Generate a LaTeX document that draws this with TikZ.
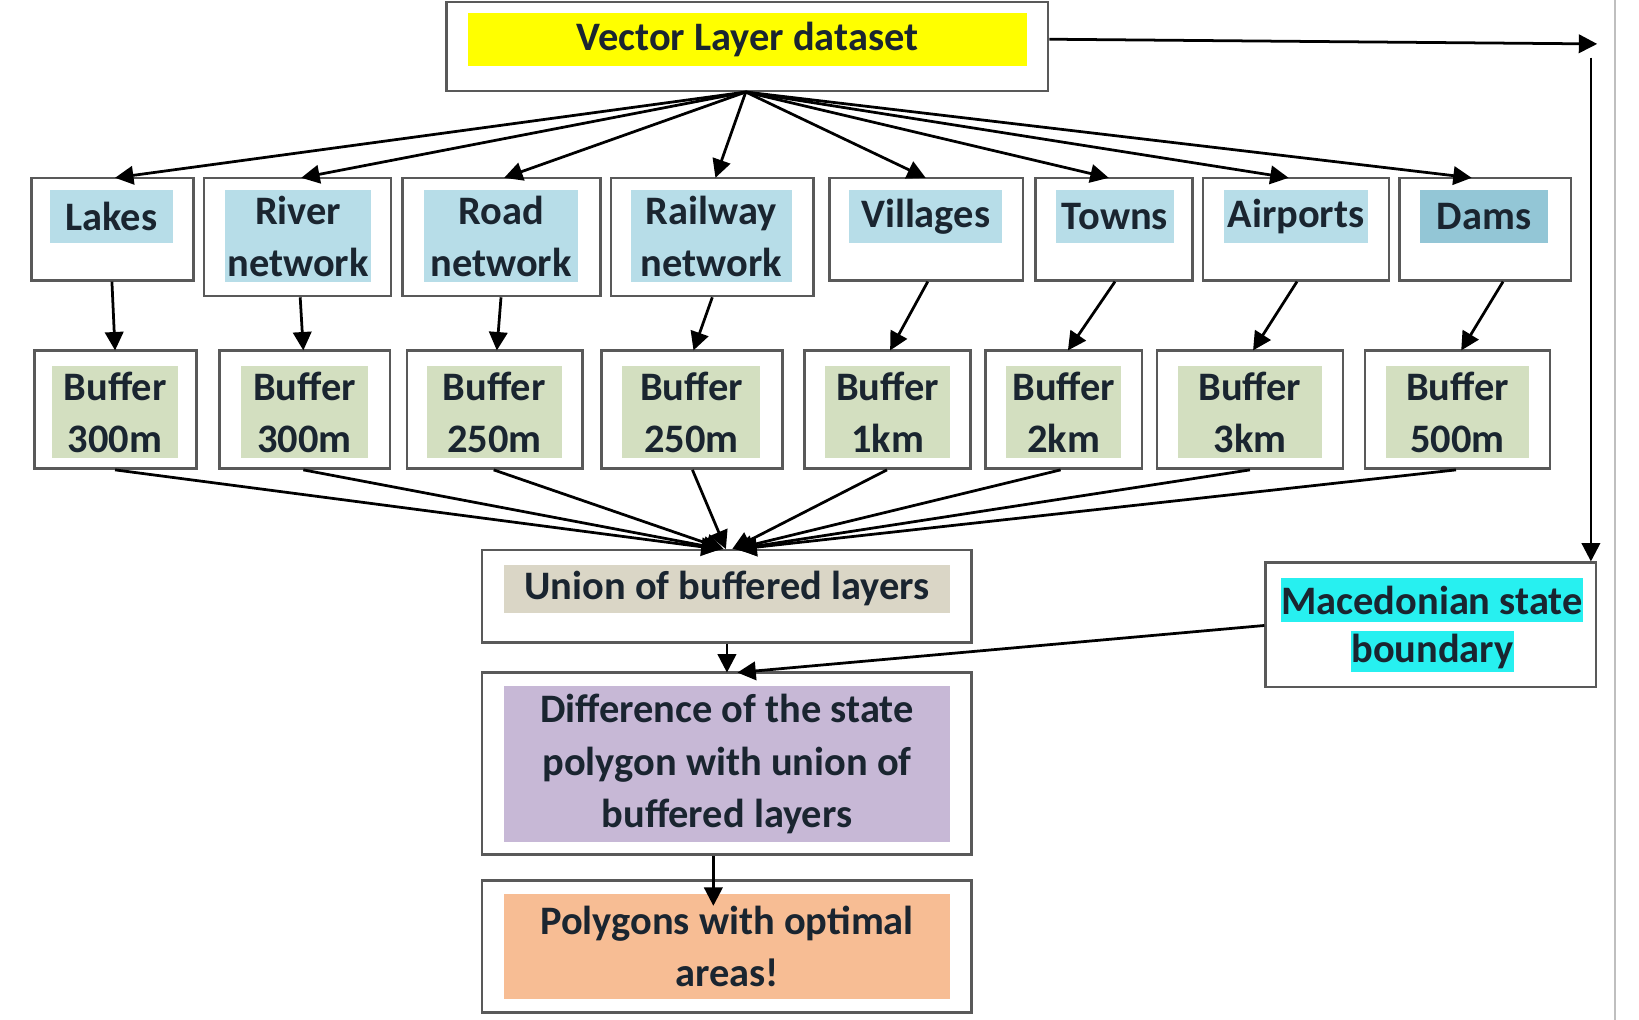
\documentclass[tikz,border=0pt]{standalone}
\usepackage{fontspec}
\setmainfont{Carlito}
\usetikzlibrary{arrows.meta}
\definecolor{txt}{HTML}{1A2530}
\definecolor{bl}{HTML}{B7DDE8}
\definecolor{dbl}{HTML}{93C6D6}
\definecolor{gr}{HTML}{D3DFC0}
\definecolor{un}{HTML}{DAD6C6}
\definecolor{lav}{HTML}{C7B8D6}
\definecolor{pe}{HTML}{F7BD94}
\definecolor{yel}{HTML}{FFFF00}
\definecolor{cy}{HTML}{27F0F0}
\tikzset{
 box/.style={draw=black!65,line width=0.7pt,inner sep=0pt},
 hl/.style={inner sep=0pt,text=txt,font=\bfseries\fontsize{11}{14.2}\selectfont,align=center},
 ar/.style={line width=0.75pt,-{Triangle[length=5pt,width=5pt]}}
}
\newcommand{\bx}[5]{\node[box,minimum width={(#4-#2)*0.1mm},minimum height={(#5-#3)*0.1mm}] (#1) at ({(#2+#4)/2},{(#3+#5)/2}) {};}
\newcommand{\hlb}[7]{\node[hl,fill=#6,minimum width={(#4-#2)*0.1mm},minimum height={(#5-#3)*0.1mm}] (#1) at ({(#2+#4)/2},{(#3+#5)/2}) {#7};}
\begin{document}
\begin{tikzpicture}[x=0.1mm,y=-0.1mm]
\useasboundingbox[fill=white] (0,0) rectangle (1567,975);
\draw[black!25,line width=0.5pt] (1544,0) -- (1544,975);
\bx{v}{427}{2}{1002}{87}\hlb{vt}{447}{12}{982}{63}{yel}{Vector Layer dataset}
\bx{a1}{30}{170}{185}{268}\hlb{a1t}{48}{182}{165}{232}{bl}{Lakes}
\bx{a2}{195}{170}{374}{283}\hlb{a2t}{215}{182}{355}{270}{bl}{River\\network}
\bx{a3}{385}{170}{574}{283}\hlb{a3t}{405}{182}{553}{270}{bl}{Road\\network}
\bx{a4}{584}{170}{778}{283}\hlb{a4t}{603}{182}{757}{270}{bl}{Railway\\network}
\bx{a5}{793}{170}{978}{268}\hlb{a5t}{812}{182}{958}{232}{bl}{Villages}
\bx{a6}{990}{170}{1140}{268}\hlb{a6t}{1010}{182}{1122}{232}{bl}{Towns}
\bx{a7}{1150}{170}{1328}{268}\hlb{a7t}{1170}{182}{1308}{232}{bl}{Airports}
\bx{a8}{1338}{170}{1502}{268}\hlb{a8t}{1358}{182}{1480}{232}{dbl}{Dams}
\bx{b1}{33}{335}{188}{448}\hlb{b1t}{50}{350}{170}{438}{gr}{Buffer\\300m}
\bx{b2}{210}{335}{373}{448}\hlb{b2t}{230}{350}{352}{438}{gr}{Buffer\\300m}
\bx{b3}{389}{335}{557}{448}\hlb{b3t}{408}{350}{537}{438}{gr}{Buffer\\250m}
\bx{b4}{575}{335}{748}{448}\hlb{b4t}{595}{350}{727}{438}{gr}{Buffer\\250m}
\bx{b5}{769}{335}{928}{448}\hlb{b5t}{789}{350}{908}{438}{gr}{Buffer\\1km}
\bx{b6}{942}{335}{1092}{448}\hlb{b6t}{962}{350}{1072}{438}{gr}{Buffer\\2km}
\bx{b7}{1106}{335}{1284}{448}\hlb{b7t}{1126}{350}{1264}{438}{gr}{Buffer\\3km}
\bx{b8}{1305}{335}{1482}{448}\hlb{b8t}{1325}{350}{1462}{438}{gr}{Buffer\\500m}
\bx{u}{461}{526}{929}{614}\hlb{ut}{482}{540}{908}{586}{un}{Union of buffered layers}
\bx{m}{1210}{538}{1526}{657}
\hlb{m1}{1235}{553}{1503}{595}{cy}{Macedonian state}
\hlb{m2}{1298}{603}{1441}{642}{cy}{boundary}
\bx{d}{461}{643}{929}{817}\hlb{dt}{482}{656}{908}{805}{lav}{Difference of the state\\polygon with union of\\buffered layers}
\bx{p}{461}{842}{929}{968}\hlb{pt}{482}{855}{908}{955}{pe}{Polygons with optimal\\areas!}
\coordinate (c1) at (1527,42);
\coordinate (c2) at (1521,55);
\draw[ar] (v.east|-vt) -- (c1);
\draw[ar] (c2) -- (c2|-m.north);
\coordinate (vs) at (713,88);
\foreach \i/\x in {1/110,2/288,3/482,4/684,5/885,6/1060,7/1232,8/1407}
  \draw[ar] (vs) -- (\x,170);
\foreach \i/\xa/\xb in {1/107/110,2/287/290,3/479/475,4/681/663,5/887/851,6/1066/1021,7/1240/1198,8/1437/1397}
  \draw[ar] (a\i.south-|\xa,0) -- (\xb,335);
\foreach \i/\xa/\xt in {1/110/688,2/290/690,3/472/692,4/662/694,5/848/700,6/1014/702,7/1195/704,8/1392/706}
  \draw[ar] (b\i.south-|\xa,0) -- (\xt,525);
\draw[ar] (u.south-|695,0) -- (695,643);
\draw[ar] (m.west|-0,598) -- (705,643);
\draw[ar] (d.south-|682,0) -- (682,866);
\end{tikzpicture}
\end{document}
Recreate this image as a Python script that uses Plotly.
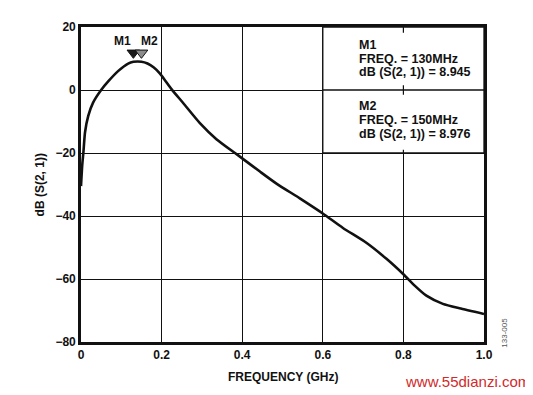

----------------------------------------

Quote each record exactly as it stands, minus the pictures.

Finished exercise:
Generate a LaTeX document that draws this with TikZ.
\documentclass[tikz,border=0pt]{standalone}
\usepackage{fontspec}
\setmainfont{Carlito}
\usetikzlibrary{arrows.meta}
\definecolor{txt}{HTML}{1A2530}
\definecolor{bl}{HTML}{B7DDE8}
\definecolor{dbl}{HTML}{93C6D6}
\definecolor{gr}{HTML}{D3DFC0}
\definecolor{un}{HTML}{DAD6C6}
\definecolor{lav}{HTML}{C7B8D6}
\definecolor{pe}{HTML}{F7BD94}
\definecolor{yel}{HTML}{FFFF00}
\definecolor{cy}{HTML}{27F0F0}
\tikzset{
 box/.style={draw=black!65,line width=0.7pt,inner sep=0pt},
 hl/.style={inner sep=0pt,text=txt,font=\bfseries\fontsize{11}{14.2}\selectfont,align=center},
 ar/.style={line width=0.75pt,-{Triangle[length=5pt,width=5pt]}}
}
\newcommand{\bx}[5]{\node[box,minimum width={(#4-#2)*0.1mm},minimum height={(#5-#3)*0.1mm}] (#1) at ({(#2+#4)/2},{(#3+#5)/2}) {};}
\newcommand{\hlb}[7]{\node[hl,fill=#6,minimum width={(#4-#2)*0.1mm},minimum height={(#5-#3)*0.1mm}] (#1) at ({(#2+#4)/2},{(#3+#5)/2}) {#7};}
\begin{document}
\begin{tikzpicture}[x=0.1mm,y=-0.1mm]
\useasboundingbox[fill=white] (0,0) rectangle (1567,975);
\draw[black!25,line width=0.5pt] (1544,0) -- (1544,975);
\bx{v}{427}{2}{1002}{87}\hlb{vt}{447}{12}{982}{63}{yel}{Vector Layer dataset}
\bx{a1}{30}{170}{185}{268}\hlb{a1t}{48}{182}{165}{232}{bl}{Lakes}
\bx{a2}{195}{170}{374}{283}\hlb{a2t}{215}{182}{355}{270}{bl}{River\\network}
\bx{a3}{385}{170}{574}{283}\hlb{a3t}{405}{182}{553}{270}{bl}{Road\\network}
\bx{a4}{584}{170}{778}{283}\hlb{a4t}{603}{182}{757}{270}{bl}{Railway\\network}
\bx{a5}{793}{170}{978}{268}\hlb{a5t}{812}{182}{958}{232}{bl}{Villages}
\bx{a6}{990}{170}{1140}{268}\hlb{a6t}{1010}{182}{1122}{232}{bl}{Towns}
\bx{a7}{1150}{170}{1328}{268}\hlb{a7t}{1170}{182}{1308}{232}{bl}{Airports}
\bx{a8}{1338}{170}{1502}{268}\hlb{a8t}{1358}{182}{1480}{232}{dbl}{Dams}
\bx{b1}{33}{335}{188}{448}\hlb{b1t}{50}{350}{170}{438}{gr}{Buffer\\300m}
\bx{b2}{210}{335}{373}{448}\hlb{b2t}{230}{350}{352}{438}{gr}{Buffer\\300m}
\bx{b3}{389}{335}{557}{448}\hlb{b3t}{408}{350}{537}{438}{gr}{Buffer\\250m}
\bx{b4}{575}{335}{748}{448}\hlb{b4t}{595}{350}{727}{438}{gr}{Buffer\\250m}
\bx{b5}{769}{335}{928}{448}\hlb{b5t}{789}{350}{908}{438}{gr}{Buffer\\1km}
\bx{b6}{942}{335}{1092}{448}\hlb{b6t}{962}{350}{1072}{438}{gr}{Buffer\\2km}
\bx{b7}{1106}{335}{1284}{448}\hlb{b7t}{1126}{350}{1264}{438}{gr}{Buffer\\3km}
\bx{b8}{1305}{335}{1482}{448}\hlb{b8t}{1325}{350}{1462}{438}{gr}{Buffer\\500m}
\bx{u}{461}{526}{929}{614}\hlb{ut}{482}{540}{908}{586}{un}{Union of buffered layers}
\bx{m}{1210}{538}{1526}{657}
\hlb{m1}{1235}{553}{1503}{595}{cy}{Macedonian state}
\hlb{m2}{1298}{603}{1441}{642}{cy}{boundary}
\bx{d}{461}{643}{929}{817}\hlb{dt}{482}{656}{908}{805}{lav}{Difference of the state\\polygon with union of\\buffered layers}
\bx{p}{461}{842}{929}{968}\hlb{pt}{482}{855}{908}{955}{pe}{Polygons with optimal\\areas!}
\coordinate (c1) at (1527,42);
\coordinate (c2) at (1521,55);
\draw[ar] (v.east|-vt) -- (c1);
\draw[ar] (c2) -- (c2|-m.north);
\coordinate (vs) at (713,88);
\foreach \i/\x in {1/110,2/288,3/482,4/684,5/885,6/1060,7/1232,8/1407}
  \draw[ar] (vs) -- (\x,170);
\foreach \i/\xa/\xb in {1/107/110,2/287/290,3/479/475,4/681/663,5/887/851,6/1066/1021,7/1240/1198,8/1437/1397}
  \draw[ar] (a\i.south-|\xa,0) -- (\xb,335);
\foreach \i/\xa/\xt in {1/110/688,2/290/690,3/472/692,4/662/694,5/848/700,6/1014/702,7/1195/704,8/1392/706}
  \draw[ar] (b\i.south-|\xa,0) -- (\xt,525);
\draw[ar] (u.south-|695,0) -- (695,643);
\draw[ar] (m.west|-0,598) -- (705,643);
\draw[ar] (d.south-|682,0) -- (682,866);
\end{tikzpicture}
\end{document}
Recreate this image as a Python script that uses Plotly.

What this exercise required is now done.